Discrimination syndicale : la CGT perd son premier procès collectif
Vous pouvez retrouver tous les contenus de Tania Kaddour-Sekiou en consultant sa page.
Cela fait près de 3 ans que l’affaire suit son cours. 3 ans de négociations et de bataille judiciaire pour faire reconnaitre la discrimination syndicale qu’ils ont subi. Le tribunal judiciaire de Paris a tranché : il ne reconnaît pas les préjudices dont les militants CGT de l’entreprise Safran Aircraft Engines s’estiment victimes. Ces syndicalistes comptent faire appel de la décision.
Du jamais vu dans l’histoire des discriminations : le 8 septembre dernier a eu lieu la toute première audience à l’initiative d’un collectif de militants pour discrimination syndicale systémique. 36 salariés élus ou mandatés par la CGT face à leur employeur, le motoriste Safran Aircraft Engines et ses sept usines réparties sur l’ensemble du territoire.
Les salariés affiliés à la CGT dénoncent des différences de traitement et des pratiques discriminatoires à leur encontre. Écarts de salaires, retards dans l’évolution et absence de suivi des carrières : une véritable mise à l’écart de l’entreprise. « Pendant 10 ans, je suis restée bloquée au même coefficient », témoigne Véronique Moreau, salariée à l’Usine du Creusot et militante CGT, qui fait partie des 36 salariés concernés par cette action.
L'entreprise déjà condamnée pour des faits similaires
L’entreprise Safran Aircraft Engines n’en est pas à son premier coup d’essai. En 2004, suite à des négociations avec des syndicalistes CGT, l’entreprise avait dû régulariser la situation de 119 d’entre eux. Quelques années plus tard, l’entreprise récidive. Nous sommes alors en 2016, et le conseil de prud’hommes de Châlons-sur-Saône (Saône-et-Loire) donne raison aux militants CGT. L’entreprise doit communiquer les informations permettant de comparer le suivi de carrière des salariés, plusieurs fois réclamées par la centrale syndicale. « Au vu des éléments, on a pu démontrer que les salariés CGT étaient en retard contrairement à ce que la direction nous annonçait », précise Véronique. C’est le début de six mois de discussions avec l’entreprise pour régulariser la situation de ces travailleurs. Des discussions laborieuses : l’entreprise fait traîner les négociations. « On a été obligés de poursuivre la procédure devant les tribunaux », ajoute la syndicaliste.
Au-delà des faits de discrimination syndicale, les militants CGT évoquent également des différences de traitement entre les différents syndicats. « La première fois où je me suis présentée sur les listes professionnelles pour une élection CGT, la direction m’a dit “franchement CFDT oui mais pas CGT” », raconte Véronique. « On veut montrer qu’il y a un problème collectif au niveau de l’entreprise dans la gestion du fait syndical, en particulier à l’égard d’un syndicat qui est perçu comme contestataire et qui est vu avec beaucoup de méfiance », explique Clara Gandin, avocate de la CGT aux côtés de trois autres cabinets d’avocats (ceux de Savine Bernard, Slim Ben Achour et Joao Viegas).

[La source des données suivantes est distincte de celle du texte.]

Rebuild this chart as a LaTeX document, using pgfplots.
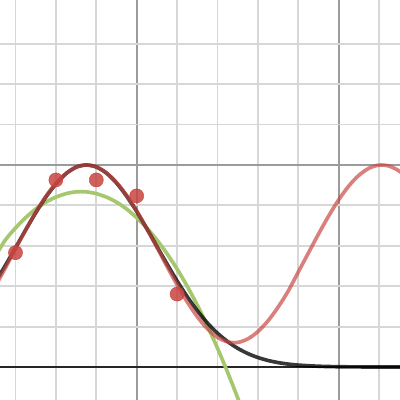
\documentclass[border=0pt]{standalone}
\usepackage{pgfplots}
\pgfplotsset{compat=1.18}
\definecolor{dred}{RGB}{199,68,64}
\definecolor{dgreen}{RGB}{165,200,110}
\definecolor{gminor}{RGB}{215,215,215}
\definecolor{gmajor}{RGB}{155,155,155}

\begin{document}
\begin{tikzpicture}
\begin{axis}[
    scale only axis,
    width=10cm, height=10cm,
    xmin=0.3233, xmax=2.3035,
    ymin=-0.1634, ymax=1.8168,
    axis line style={draw=none},
    tick style={draw=none},
    clip=true,
    xtick={1,2},
    ytick={1},
    minor xtick={0.4,0.6,0.8,1.2,1.4,1.6,1.8,2.2},
    minor ytick={0.2,0.4,0.6,0.8,1.2,1.4,1.6},
    extra y ticks={0},
    extra y tick style={grid=major, major grid style={black!85, line width=1.4pt}},
    xticklabels={}, yticklabels={}, extra y tick labels={},
    grid=both,
    minor grid style={gminor, line width=1.3pt},
    major grid style={gmajor, line width=1.3pt},
]
% green: quadratic-looking fit
\addplot[dgreen, line width=2.6pt, smooth] coordinates {
    (0.30,0.548) (0.35,0.629) (0.40,0.688) (0.45,0.739) (0.50,0.782)
    (0.55,0.816) (0.60,0.841) (0.65,0.858) (0.70,0.867) (0.75,0.867)
    (0.80,0.858) (0.85,0.841) (0.90,0.816) (0.95,0.782) (1.00,0.739)
    (1.05,0.688) (1.10,0.629) (1.15,0.561) (1.20,0.485) (1.25,0.400)
    (1.30,0.306) (1.35,0.204) (1.40,0.093) (1.45,-0.026) (1.50,-0.153)
    (1.55,-0.289)
};
% black: bell-shaped fit
\addplot[black, opacity=0.78, line width=2.6pt, smooth] coordinates {
    (0.30,0.419) (0.35,0.503) (0.40,0.590) (0.45,0.678) (0.50,0.763)
    (0.55,0.841) (0.60,0.906) (0.65,0.957) (0.70,0.989) (0.75,1.000)
    (0.80,0.990) (0.85,0.960) (0.90,0.911) (0.95,0.846) (1.00,0.770)
    (1.05,0.685) (1.10,0.597) (1.15,0.510) (1.20,0.426) (1.25,0.348)
    (1.30,0.279) (1.35,0.218) (1.40,0.167) (1.45,0.126) (1.50,0.0925)
    (1.55,0.0666) (1.60,0.0469) (1.65,0.0323) (1.70,0.0218) (1.75,0.0144)
    (1.80,0.0093) (1.90,0.0037) (2.00,0.0013) (2.10,0.0004) (2.20,0.0001)
    (2.35,0.0)
};
% red: periodic fit
\addplot[dred, opacity=0.68, line width=2.6pt, smooth] coordinates {
    (0.30,0.3997) (0.35,0.4907) (0.40,0.585) (0.45,0.678) (0.50,0.7656)
    (0.55,0.8442) (0.60,0.9093) (0.65,0.9583) (0.70,0.989) (0.75,1.0)
    (0.80,0.9907) (0.85,0.9615) (0.90,0.9138) (0.95,0.8499) (1.00,0.7724)
    (1.05,0.6855) (1.10,0.5926) (1.15,0.4982) (1.20,0.4067) (1.25,0.3224)
    (1.30,0.2489) (1.35,0.1890) (1.40,0.1467) (1.45,0.1244) (1.50,0.1215)
    (1.55,0.1390) (1.60,0.1752) (1.65,0.2285) (1.70,0.2963) (1.75,0.3759)
    (1.80,0.4703) (1.85,0.5643) (1.90,0.658) (1.95,0.7471) (2.00,0.8279)
    (2.05,0.8962) (2.10,0.949) (2.15,0.9839) (2.20,0.9993) (2.25,0.9945)
    (2.30,0.9695) (2.35,0.9258)
};
% data points
\addplot[only marks, mark=*, mark size=5pt, dred, opacity=0.85,
    mark options={draw=none, fill=dred}] coordinates {
    (0.4,0.566) (0.6,0.926) (0.8,0.926) (1.0,0.847) (1.2,0.361)
};
\end{axis}
\pgfresetboundingbox
\useasboundingbox (current axis.south west) rectangle (current axis.north east);
\end{tikzpicture}
\end{document}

« Avec ma méthode, on a trouvé le moyen de faire condamner les patrons »
C’est avec la méthode Clerc, du nom de son créateur, François Clerc, que les militants veulent faire valoir leurs droits. Après la décision rendue par le conseil des prud’hommes en 2016, les militants évoquent la possibilité d’une action de groupe, inédite. « Plutôt qu’agir pour 11 salariés dont on possède tous les éléments révélateurs d’une discrimination, pourquoi ne pas agir sur les sept sites de Safran Aircraft Engines, puisqu’ils sont régis par la même DRH, les mêmes politiques, les salariés se plaignent des mêmes difficultés. Ce qui est pertinent au Creusot peut se révéler pertinent pour les autres sites », détaille François Clerc, chargé des discriminations à la CGT.

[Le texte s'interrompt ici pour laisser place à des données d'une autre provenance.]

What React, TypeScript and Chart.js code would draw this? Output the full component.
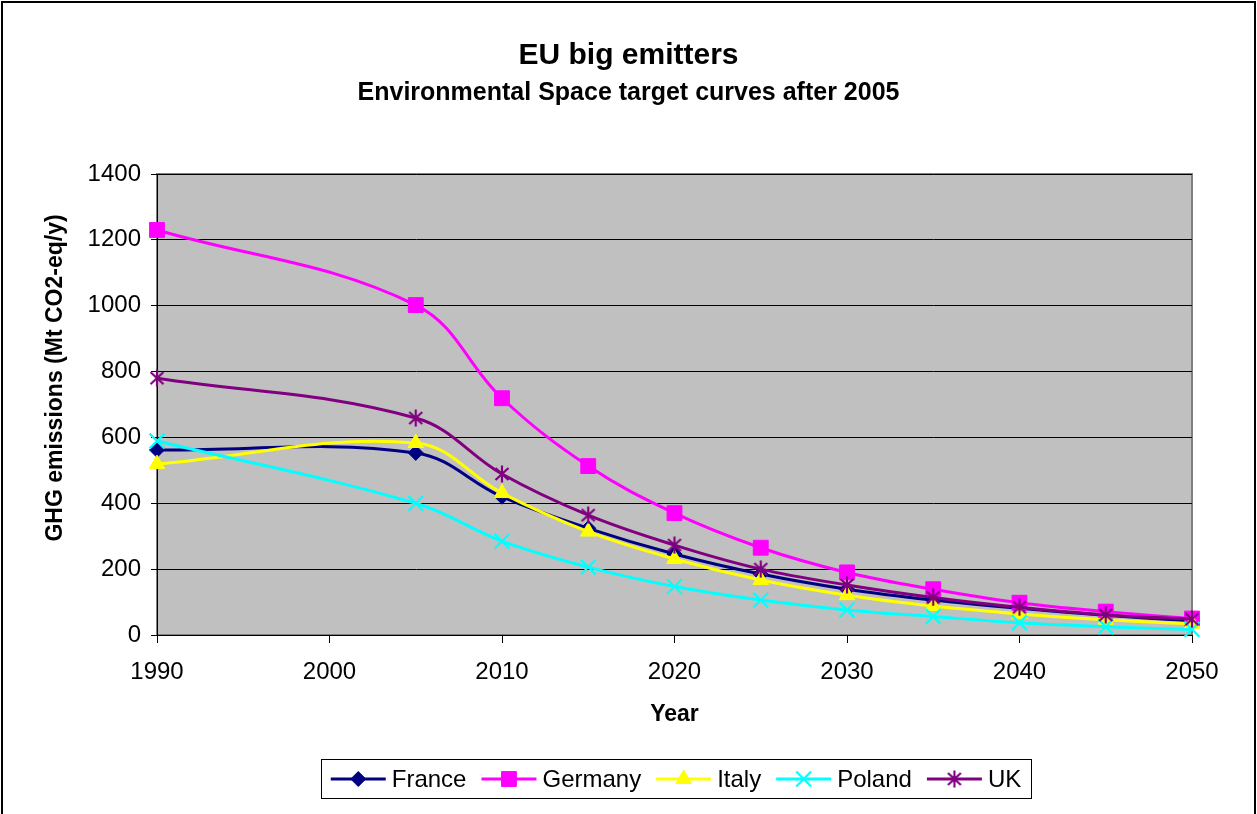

La méthode Clerc permet de comparer la situation d’un salarié face à celle d’un autre selon des caractéristiques spécifiques : la date d’entrée dans l’entreprise, les diplômes ou encore le niveau de qualification. « On va les comparer avec des personnes qui ne sont pas discriminées et pour lesquelles on pressent une différence, c’est ce qu’on appelle le panel de comparants », développe-t-il.
Dans le cadre cette affaire, les salariés CGT ont été maintenus dans une situation inférieure à leurs collègues dès leur prise de mandat. « On voit qu’avant la prise de mandat ça se passe plutôt bien, on a des évolutions individuelles tous les deux-trois ans et après la prise de mandat, on met dix ans à avoir une nouvelle augmentation individuelle », explique Maître Gandin. Les écarts de salaire dépassent parfois plusieurs centaines d’euros. C’est le cas d’un salarié CGT en 2014. A l’époque, il touche 603 euros de moins qu’un de ses collègues, à compétences égales. Tout cela dans l’indifférence totale de sa direction. « Lorsque j’ai demandé à changer de coefficient, la hiérarchie m’a dit que ce n’était pas possible car du fait de mon mandat syndical, je ne pouvais pas faire certaines activités que d’autres collègues faisaient », confie de son côté Véronique.

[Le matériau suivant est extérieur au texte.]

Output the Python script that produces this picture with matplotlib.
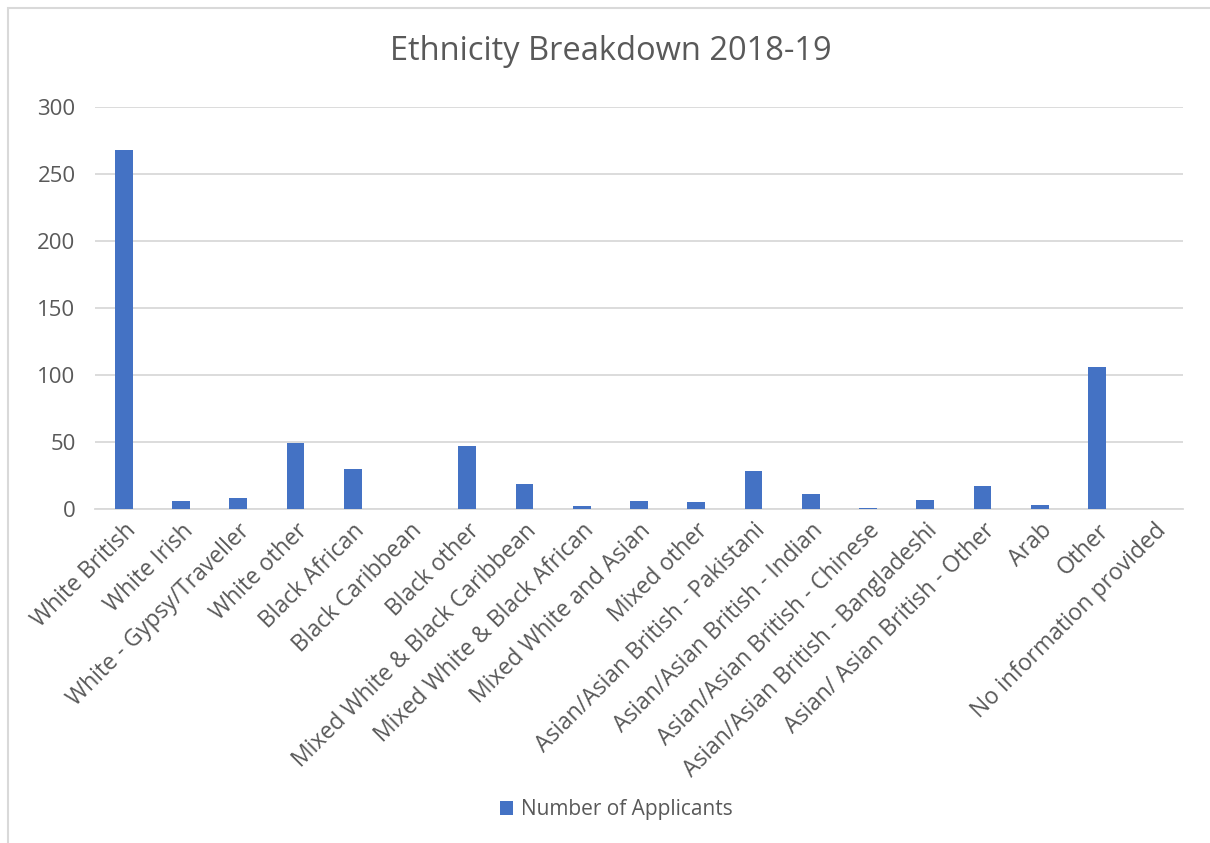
import matplotlib
matplotlib.use("Agg")
import matplotlib.pyplot as plt
from matplotlib.patches import Rectangle

categories = ["White British", "White Irish", "White - Gypsy/Traveller", "White other",
              "Black African", "Black Caribbean", "Black other",
              "Mixed White & Black Caribbean", "Mixed White & Black African",
              "Mixed White and Asian", "Mixed other", "Asian/Asian British - Pakistani",
              "Asian/Asian British - Indian", "Asian/Asian British - Chinese",
              "Asian/Asian British - Bangladeshi", "Asian/ Asian British - Other",
              "Arab", "Other", "No information provided"]
applicants = [268, 6, 8, 49, 30, 0, 47, 19, 2, 6, 5, 28, 11, 1, 7, 17, 3, 106, 0]
yticks = [0, 50, 100, 150, 200, 250, 300]

plt.rcParams['font.family'] = ['Open Sans', 'DejaVu Sans']
text_color = "#595959"
bar_color = "#4472C4"
grid_color = "#D9D9D9"

fig = plt.figure(figsize=(12.1, 8.43), dpi=100)
fig.patches.append(Rectangle((8/1210, -0.01), 1.02, 1 - 8/843 + 0.01, transform=fig.transFigure,
                             fill=False, edgecolor="#D9D9D9", linewidth=1.5))

ax = fig.add_axes([95/1210, 1 - 509/843, (1183 - 95)/1210, (509 - 107)/843])
x = list(range(len(categories)))
ax.bar(x, applicants, width=0.31, color=bar_color, zorder=3, label="Number of Applicants")
ax.set_xlim(-0.5, len(categories) - 0.5)
ax.set_ylim(0, 300)
ax.set_yticks(yticks)
ax.yaxis.grid(True, color=grid_color, linewidth=1.3, zorder=0)
ax.set_xticks(x)
ax.set_xticklabels(categories, rotation=45, ha="right", rotation_mode="anchor",
                   fontsize=16.5, color=text_color)
ax.tick_params(axis='y', labelsize=16, labelcolor=text_color, length=0, pad=14)
ax.tick_params(axis='x', length=0, pad=7)
for s in ["top", "right", "left"]:
    ax.spines[s].set_visible(False)
ax.spines["bottom"].set_color(grid_color)
ax.spines["bottom"].set_linewidth(1.3)

fig.text(611/1210, 1 - 52/843, "Ethnicity Breakdown 2018-19", ha="center", va="center",
         fontsize=23.5, color=text_color)

fig.legend(loc="center", bbox_to_anchor=(616/1210, 1 - 810/843), frameon=False,
           fontsize=15, labelcolor=text_color, handlelength=0.65, handleheight=0.65,
           handletextpad=0.35)

fig.savefig("out.png", dpi=100, facecolor="white")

L'espoir d'une jurisprudence
Durant cette affaire, les militants ont obtenu un soutien de poids : celui du Défenseur des Droits. Dans une décision du 13 mai 2019, ce dernier constate « une discrimination directe, indirecte, par injonction, dont le cumul crée une discrimination collective et systémique en raison de l’exercice des activités syndicales ». Mais ce soutien n’a pas suffi au juge qui a estimé que la période de comparaison était trop courte. En effet, pour le lancement de la procédure le 30 mars 2018, le syndicat s’est appuyé sur la loi de modernisation de la justice du XXIème siècle, une loi entrée en vigueur en novembre 2016 qui permet les actions collectives.
Le juge a choisi d’évaluer la nature des préjudices seulement à compter de cette date. Il justifie sa décision dans son verdict : « La discrimination collective et systémique consistant précisément en des agissements ou des abstentions qui par définition se répètent et produisent leurs effets dans le temps, une telle période de 16 mois et 10 jours apparait visiblement trop courte ». Une interprétation trop restrictive pour la défense des plaignants. « Le juge interprète le droit pour estimer que le délai est trop court alors que la discrimination est un manquement continu, ici établi sur toute la carrière », explique Clara Gandin. C’est en tout cas ce que les salariés CGT cherchent à prouver.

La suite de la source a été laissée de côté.